Statistics for Success
Through a series of iterations, the software is able to statistically determine the exact settings, such as voltage, operating temperature, and material properties, that will optimize a component for a certain use. The new software can easily deal with complex systems whereas previous algorithms may have selected the wrong settings due to incorrect decisions. 

Since the new method can almost instantaneously determine optimum settings, it can save developers several months of work that would otherwise be spent testing prototypes.
“In the past, the amount of time from when you start designing a system to the point where you can build something can be very, very long -- six months to a year,” said Madhavan Swaminathan, researcher and professor at the Georgia Tech School of Electrical and Computer Engineering, who headed the project. “The new software program reduces the number of times you have to prototype something before you actually get it right.”

The software was developed by Swaminathan, his graduate students and his collaborators through the Center for Advanced Electronics through Machine Learning (CAEML), one of the National Science Foundation-funded Industry-University Cooperative Research Centers (IUCRC), which enables cutting-edge research on emerging technologies to benefit manufacturing sectors.

Professor Swaminathan with a computer
Swaminathan. Credit: Georgia Institute of Technology, USA

Optimizing for Complex Systems
To optimize systems, the software is also able to compute what’s known as second order interactions. This helps optimize independent settings for elements that influence each other. For example, a semiconductor might be best optimized at a large voltage, but this setting could make the operating temperature be too high, ultimately reducing the performance of the semiconductor chip. The new software is able to take this interdependence into account to find the best settings that optimize the whole system. Previous algorithms were only able to do this in simple cases. The software is also able to compute settings for systems with constraints, such as if there needs to be a limit on the voltage.
Since some systems can be highly complex with multiple components and limitations, the researchers developed three new techniques called Two Stage Bayesian Optimization, Deep-Partitioning Tree Bayesian Optimization and Bayesian Active Learning with Drop Out. This allows optimization to be performed even in deeply interconnected systems with many parameters.

Enormous Applications 
The project was done in collaboration with industry partners who are already using the new software to design new electronics systems and improve their workflows.
“Several of the methods developed by CAEML helped accelerate package design optimization flow for high-speed signaling by more than a thousand times,” said Kemal Aygun, Senior Principal Engineer at Intel who collaborated on the project. “This helped significantly reduce the months required for completing these complex designs.”

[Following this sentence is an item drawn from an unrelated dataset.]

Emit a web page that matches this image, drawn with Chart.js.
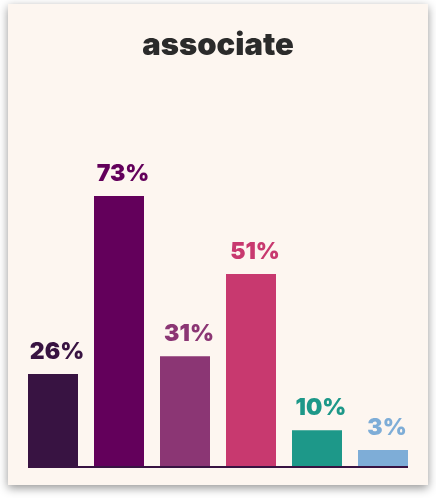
<!DOCTYPE html>
<html>
<head>
<meta charset="utf-8">
<script src="https://cdn.jsdelivr.net/npm/chart.js@4.4.1/dist/chart.umd.min.js"></script>
<style>
  html, body { margin: 0; padding: 0; background: #ffffff; }
  .card {
    position: absolute; left: 8px; top: 4px; width: 420px; height: 481px;
    background: #fdf6f0;
    box-shadow: 0 3px 9px rgba(0, 0, 0, 0.42);
  }
  .card canvas { display: block; }
</style>
</head>
<body>
<div class="card"><canvas id="chart"></canvas></div>
<script>
const categories = ["1", "2", "3", "4", "5", "6"];
const values = [24.9, 73.0, 29.7, 51.9, 9.7, 4.3];
const shownLabels = ["26%", "73%", "31%", "51%", "10%", "3%"];
const barColors = ["#381342", "#63005b", "#8b3674", "#c8396f", "#1d9889", "#7eadd7"];
const titleText = "associate";
const baseColor = "#381342";

const FONT = "Inter, 'Open Sans', sans-serif";

// percentage labels above each bar, same colour as the bar
const valueLabels = {
  id: "valueLabels",
  afterDatasetsDraw(chart) {
    const ctx = chart.ctx;
    const meta = chart.getDatasetMeta(0);
    ctx.save();
    ctx.font = "900 23px " + FONT;
    ctx.textAlign = "center";
    ctx.textBaseline = "alphabetic";
    meta.data.forEach((bar, i) => {
      ctx.fillStyle = barColors[i];
      ctx.fillText(shownLabels[i], bar.x + 4, bar.y - 15);
    });
    ctx.restore();
  },
};

// dark baseline under the bars, only as wide as the bars
const baseLine = {
  id: "baseLine",
  afterDatasetsDraw(chart) {
    const ctx = chart.ctx;
    const bars = chart.getDatasetMeta(0).data;
    const first = bars[0], last = bars[bars.length - 1];
    const y = chart.scales.y.getPixelForValue(0);
    ctx.save();
    ctx.fillStyle = baseColor;
    ctx.fillRect(first.x - first.width / 2, y, last.x + last.width / 2 - (first.x - first.width / 2), 2);
    ctx.restore();
  },
};

const canvas = document.getElementById("chart");
canvas.style.width = "420px";
canvas.style.height = "481px";
canvas.width = 420;
canvas.height = 481;

new Chart(canvas.getContext("2d"), {
  type: "bar",
  data: {
    labels: categories,
    datasets: [{
      data: values,
      backgroundColor: barColors,
      borderWidth: 0,
      barPercentage: 50 / 66,
      categoryPercentage: 1,
    }],
  },
  options: {
    responsive: false,
    animation: false,
    layout: { padding: { left: 12, right: 12, top: 0, bottom: 19 } },
    plugins: {
      legend: { display: false },
      tooltip: { enabled: false },
      title: {
        display: true,
        text: titleText,
        color: "#2b2b2b",
        font: { family: FONT, size: 31, weight: "900", lineHeight: 1.2 },
        padding: { top: 23, bottom: 32 },
      },
    },
    scales: {
      x: { display: false },
      y: { display: false, min: 0, max: 100 },
    },
  },
  plugins: [valueLabels, baseLine],
});
</script>
</body>
</html>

IBM, who also collaborated with CAEML, has started using the new software to quickly alter high-speed channel design 30 times faster than using traditional methods. “The Bayesian Optimization methods have made our team more efficient in the highly computer-intensive analyses we use to produce IBM systems,” said Wiren Becker, Senior Technical Staff Member at IBM. “We are identifying applications and integrating these methods into our High-Performance Computing cloud infrastructure where we have demonstrated 100 times speed up for some applications in this environment.”
The researchers are continuing to extend the applications of the software through a collaboration with other companies such as Toyota that is focused on designing better inverters for electric vehicles.

“The applications are enormous because no matter where you go, optimization is a very important step before designs go into manufacturing,” Swaminathan said.